A block of data |
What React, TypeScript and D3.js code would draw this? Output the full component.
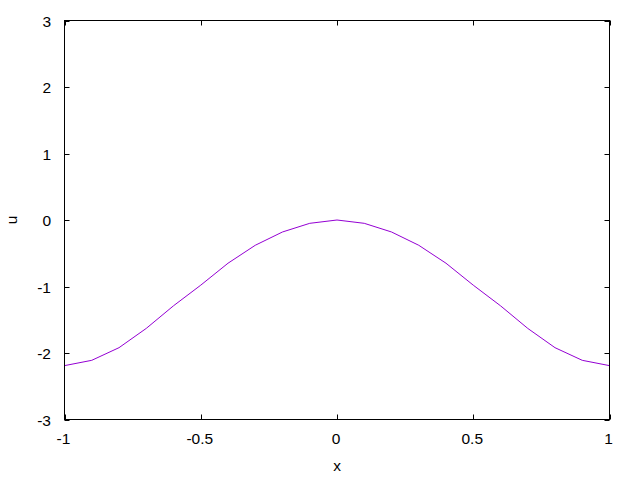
import * as d3 from "d3";

const xs = [-1, -0.9, -0.8, -0.7, -0.6, -0.5, -0.4, -0.3, -0.2, -0.1, 0, 0.1, 0.2, 0.3, 0.4, 0.5, 0.6, 0.7, 0.8, 0.9, 1];
const us = [-2.19, -2.11, -1.92, -1.63, -1.29, -0.98, -0.65, -0.38, -0.18, -0.05, 0, -0.05, -0.18, -0.38, -0.65, -0.98, -1.29, -1.63, -1.92, -2.11, -2.19];
const xTicks = [-1, -0.5, 0, 0.5, 1];
const yTicks = [-3, -2, -1, 0, 1, 2, 3];

const W = 640, H = 480;
const L = 64.5, R = 609.5, T = 20.5, B = 419.5;
const TICK = 5;
const FONT = "'Liberation Sans', Arial, sans-serif";

export default function App() {
  const x = d3.scaleLinear().domain([-1, 1]).range([L, R]);
  const y = d3.scaleLinear().domain([-3, 3]).range([B, T]);
  const line = d3.line<number>().x((_, i) => x(xs[i])).y(d => y(d));

  return (
    <svg width={W} height={H} style={{ position: "absolute", left: 0, top: 0, background: "#fff" }}
      fontFamily={FONT} fontSize={15.5}>
      <rect width={W} height={H} fill="#fff" />
      <path d={line(us) || ""} fill="none" stroke="#9400d3" strokeWidth={1} />
      <g stroke="#000" strokeWidth={1}>
        {xTicks.map(t => (
          <g key={"x" + t}>
            <line x1={Math.round(x(t)) + 0.5} x2={Math.round(x(t)) + 0.5} y1={B} y2={B - TICK} />
            <line x1={Math.round(x(t)) + 0.5} x2={Math.round(x(t)) + 0.5} y1={T} y2={T + TICK} />
          </g>
        ))}
        {yTicks.map(t => (
          <g key={"y" + t}>
            <line x1={L} x2={L + TICK} y1={Math.round(y(t)) + 0.5} y2={Math.round(y(t)) + 0.5} />
            <line x1={R} x2={R - TICK} y1={Math.round(y(t)) + 0.5} y2={Math.round(y(t)) + 0.5} />
          </g>
        ))}
        <rect x={L} y={T} width={R - L} height={B - T} fill="none" />
      </g>
      {xTicks.map(t => (
        <text key={"xl" + t} x={x(t) - 1} y={443.5} textAnchor="middle" fill="#000">{String(t)}</text>
      ))}
      {yTicks.map(t => (
        <text key={"yl" + t} x={51} y={y(t) + 6} textAnchor="end" fill="#000">{String(t)}</text>
      ))}
      <text x={(L + R) / 2} y={471} textAnchor="middle" fill="#000">x</text>
      <text transform={`translate(17,${(T + B) / 2}) rotate(-90)`} textAnchor="middle" fill="#000">u</text>
    </svg>
  );
}
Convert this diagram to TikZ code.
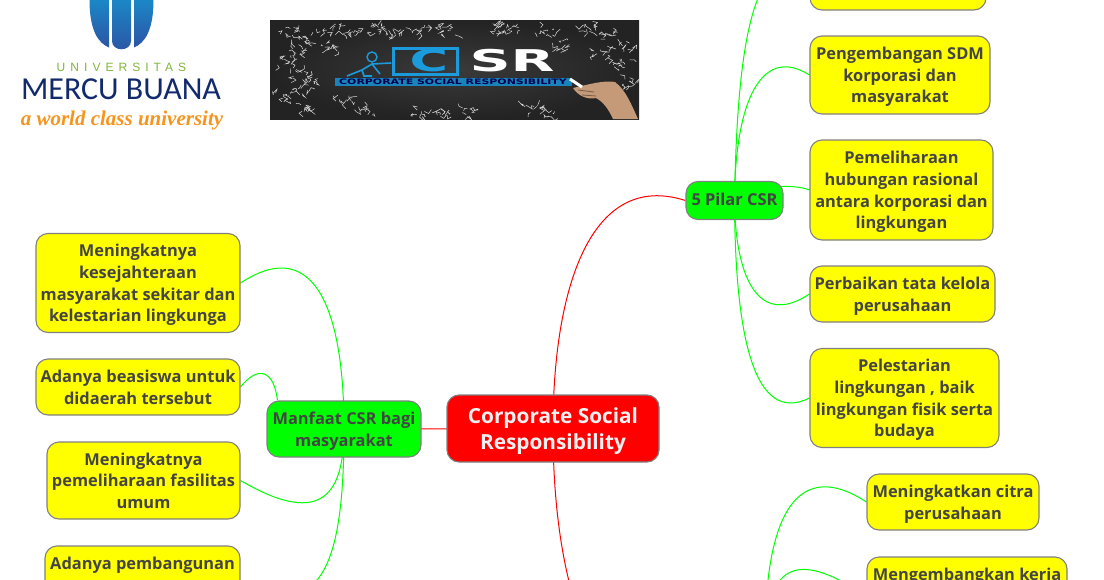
\documentclass[tikz,border=0pt]{standalone}
\usepackage{fontspec}
\setmainfont{Open Sans}
\newfontfamily\logosans[LetterSpace=42]{Liberation Sans}
\newfontfamily\logomain{Carlito}
\newfontfamily\logoscript{Liberation Serif}
\newfontfamily\chalkbold{DejaVu Sans}
\usetikzlibrary{backgrounds}
\definecolor{inktext}{HTML}{444444}
\definecolor{edgegray}{HTML}{808080}
\definecolor{rootred}{RGB}{255,0,0}
\definecolor{branchgreen}{RGB}{0,255,0}
\definecolor{leafyellow}{RGB}{255,255,0}
\definecolor{chalkboard}{HTML}{232323}
\definecolor{boardglow}{HTML}{3A3A3A}
\definecolor{csrblue}{HTML}{1C9BDC}
\definecolor{skin}{HTML}{C49A78}
\definecolor{shieldtop}{HTML}{1B87C6}
\definecolor{shieldlow}{HTML}{2C54A4}
\definecolor{logogreen}{HTML}{7FB539}
\definecolor{logonavy}{HTML}{122A6B}
\definecolor{logoorange}{HTML}{F7941D}
\tikzset{
    box/.style={draw=edgegray, line width=1.1pt, rounded corners=12pt, inner sep=0pt, align=center,
        text=inktext, font=\fontsize{16.4}{21.6}\selectfont\bfseries, text depth=-2.5pt},
    rootbox/.style={box, fill=rootred, text=white!94!black, font=\fontsize{20.8}{26}\selectfont\bfseries},
    branchbox/.style={box, fill=branchgreen},
    leafbox/.style={box, fill=leafyellow},
    redline/.style={draw=rootred, line width=1pt},
    greenline/.style={draw=branchgreen, line width=1pt},
    doodle/.style={draw=white!85!black, line width=.5pt},
    shield/.style={top color=shieldtop, bottom color=shieldlow},
}
\begin{document}
\begin{tikzpicture}[x=1pt, y=-1pt]
    \useasboundingbox (0,0) rectangle (1104,579);
    \clip (0,0) rectangle (1104,579);

    \node[rootbox, minimum width=212pt, minimum height=67pt] (root) at (553,428.5) {Corporate Social\\Responsibility};
    \node[branchbox, minimum width=97pt, minimum height=38pt, text depth=2pt] (pilar) at (734.5,200.5) {5 Pilar CSR};
    \node[branchbox, minimum width=154pt, minimum height=56pt] (manfaat) at (344,429) {Manfaat CSR bagi\\masyarakat};
    \coordinate (citra parent) at (765,640);
    \coordinate (root child) at (767,760);

    \node[leafbox, minimum width=176pt, minimum height=78pt] (top leaf) at (898,-29) {~\\~\\masyarakat};
    \node[leafbox, minimum width=180pt, minimum height=78pt] (sdm) at (900,75) {Pengembangan SDM\\korporasi dan\\masyarakat};
    \node[leafbox, minimum width=183pt, minimum height=100pt] (rasional) at (901.5,190) {Pemeliharaan\\hubungan rasional\\antara korporasi dan\\lingkungan};
    \node[leafbox, minimum width=185pt, minimum height=56pt] (tata) at (902.5,294) {Perbaikan tata kelola\\perusahaan};
    \node[leafbox, minimum width=189pt, minimum height=99pt] (pelestarian) at (904.5,398) {Pelestarian\\lingkungan , baik\\lingkungan fisik serta\\budaya};
    \node[leafbox, minimum width=172pt, minimum height=56pt] (citra) at (953,502) {Meningkatkan citra\\perusahaan};
    \node[leafbox, minimum width=200pt, minimum height=78pt] (kerja) at (967,596) {Mengembangkan kerja\\~\\~};

    \node[leafbox, minimum width=204pt, minimum height=99pt] (sejahtera) at (138,283) {Meningkatnya\\kesejahteraan\\masyarakat sekitar dan\\kelestarian lingkunga};
    \node[leafbox, minimum width=204pt, minimum height=56pt] (beasiswa) at (138,387) {Adanya beasiswa untuk\\didaerah tersebut};
    \node[leafbox, minimum width=193pt, minimum height=77pt] (fasilitas) at (143.5,480.5) {Meningkatnya\\pemeliharaan fasilitas\\umum};
    \node[leafbox, minimum width=195pt, minimum height=78pt] (bangun) at (142.5,585) {Adanya pembangunan\\~\\~};

    \begin{pgfonlayer}{background}
        \clip (0,0) rectangle (1104,579);
        \draw[redline] (root.center) .. controls (553,290) and (590,170) .. (pilar.west);
        \draw[redline] (root.center) -- (manfaat.center);
        \draw[redline] (root.center) .. controls (553,600) and (600,760) .. (root child);
        \draw[greenline] (pilar.center) .. controls (737,60) and (750,-60) .. (top leaf.west);
        \draw[greenline] (pilar.center) .. controls (735,100) and (762,45) .. (sdm.west);
        \draw[greenline] (pilar.center) .. controls (745,188) and (790,182) .. (rasional.west);
        \draw[greenline] (pilar.center) .. controls (735,270) and (755,330) .. (tata.west);
        \draw[greenline] (pilar.center) .. controls (735,340) and (755,425) .. (pelestarian.west);
        \draw[greenline] (citra parent) .. controls (765,490) and (810,465) .. (citra.west);
        \draw[greenline] (citra parent) .. controls (768,560) and (800,552) .. (kerja.west);
        \draw[greenline] (manfaat.center) .. controls (344,300) and (310,237) .. (sejahtera.east);
        \draw[greenline] ([xshift=11pt]manfaat.north west) .. controls (274,370) and (258,365) .. (beasiswa.east);
        \draw[greenline] (manfaat.center) .. controls (344,490) and (325,530) .. (fasilitas.east);
        \draw[greenline] (manfaat.center) .. controls (344,570) and (320,620) .. (bangun.east);
    \end{pgfonlayer}

    % logo
    \shade[shield] (89.5,0) -- (109,0) -- (109,47.5) .. controls (98,43) and (89.5,30) .. (89.5,0) -- cycle;
    \shade[shield] (112,0) -- (131,0) -- (131,41) .. controls (131,52) and (112,52) .. (112,41) -- cycle;
    \shade[shield] (153.5,0) -- (134,0) -- (134,47.5) .. controls (145,43) and (153.5,30) .. (153.5,0) -- cycle;
    \node[text=logogreen, font=\logosans\fontsize{12}{12}\selectfont] (logo top) at (121.5,67) {UNIVERSITAS};
    \node[text=logonavy, font=\logomain\fontsize{32}{32}\selectfont] (logo name) at (121,89.5) {MERCU BUANA};
    \node[text=logoorange, font=\logoscript\itshape\bfseries\fontsize{21}{21}\selectfont] (logo motto) at (122,120) {a world class university};

    % csr picture
    \begin{scope}
        \clip (270,20) rectangle (639,119);
        \shade[inner color=boardglow, outer color=chalkboard] (270,20) rectangle (639,119);
        \pgfmathsetseed{11}
        \foreach \cx/\cy in {288/31,302/40,330/32,350/30,372/29,395/33,420/30,445/31,500/30,510/28,545/32,560/45,590/28,610/35,625/48,
            285/62,300/50,332/47,300/74,312/81,600/55,622/62,628/82,282/98,300/90,310/108,345/100,365/112,415/112,445/112,470/112,530/108,550/112} {
            \foreach \i in {1,...,9} {
                \pgfmathsetmacro{\ax}{\cx+rand*10}
                \pgfmathsetmacro{\ay}{\cy+rand*5}
                \pgfmathsetmacro{\bx}{\ax+rand*5}
                \pgfmathsetmacro{\by}{\ay+rand*4}
                \pgfmathsetmacro{\ex}{\bx+rand*5}
                \pgfmathsetmacro{\ey}{\by+rand*4}
                \draw[doodle] (\ax,\ay) -- (\bx,\by) -- (\ex,\ey);
            }
        }
        % boxed letter and pusher
        \draw[csrblue, line width=3pt] (393.5,48.5) rectangle (457,74);
        \node[text=csrblue, font=\chalkbold\bfseries\fontsize{30}{30}\selectfont, inner sep=0pt] (letter c) at (429,61) {\scalebox{1.75}[1]{C}};
        \node[text=white, font=\chalkbold\bfseries\fontsize{30}{30}\selectfont, inner sep=0pt] (letters sr) at (512,61) {\scalebox{1.9}[1]{SR}};
        \draw[csrblue, line width=1.4pt] (372,57) circle (5pt);
        \draw[csrblue, line width=1.6pt] (391,63) -- (372,64) -- (362,70) -- (347,76) (372,64) -- (380,74) (362,70) -- (364,76) -- (372,76);
        \fill[csrblue!85!black] (335,78) rectangle (572,86);
        \node[text=blue!30!black, font=\chalkbold\bfseries\fontsize{7.5}{8}\selectfont, inner sep=0pt] (band text) at (453,82) {\scalebox{1.46}[1]{CORPORATE SOCIAL RESPONSIBILITY}};
        % hand with chalk
        \fill[skin] (573,88) .. controls (590,84) and (605,80) .. (615,82) .. controls (626,90) and (632,106) .. (638,119) -- (613,119) .. controls (608,108) and (603,102) .. (596,98) .. controls (588,100) and (578,96) .. (573,88) -- cycle;
        \draw[skin!60!black, line width=.8pt] (578,90) -- (594,92) (582,95) -- (596,96);
        \draw[white, line width=3pt] (570,79) -- (582,87);
    \end{scope}
\end{tikzpicture}
\end{document}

Task objective | Pictures stay out. Repeat only the lines from the beginning of the data through the line that has "const line = d3.line<number>().x((_, i)".

Written response |
What React, TypeScript and D3.js code would draw this? Output the full component.
import * as d3 from "d3";

const xs = [-1, -0.9, -0.8, -0.7, -0.6, -0.5, -0.4, -0.3, -0.2, -0.1, 0, 0.1, 0.2, 0.3, 0.4, 0.5, 0.6, 0.7, 0.8, 0.9, 1];
const us = [-2.19, -2.11, -1.92, -1.63, -1.29, -0.98, -0.65, -0.38, -0.18, -0.05, 0, -0.05, -0.18, -0.38, -0.65, -0.98, -1.29, -1.63, -1.92, -2.11, -2.19];
const xTicks = [-1, -0.5, 0, 0.5, 1];
const yTicks = [-3, -2, -1, 0, 1, 2, 3];

const W = 640, H = 480;
const L = 64.5, R = 609.5, T = 20.5, B = 419.5;
const TICK = 5;
const FONT = "'Liberation Sans', Arial, sans-serif";

export default function App() {
  const x = d3.scaleLinear().domain([-1, 1]).range([L, R]);
  const y = d3.scaleLinear().domain([-3, 3]).range([B, T]);
  const line = d3.line<number>().x((_, i) => x(xs[i])).y(d => y(d));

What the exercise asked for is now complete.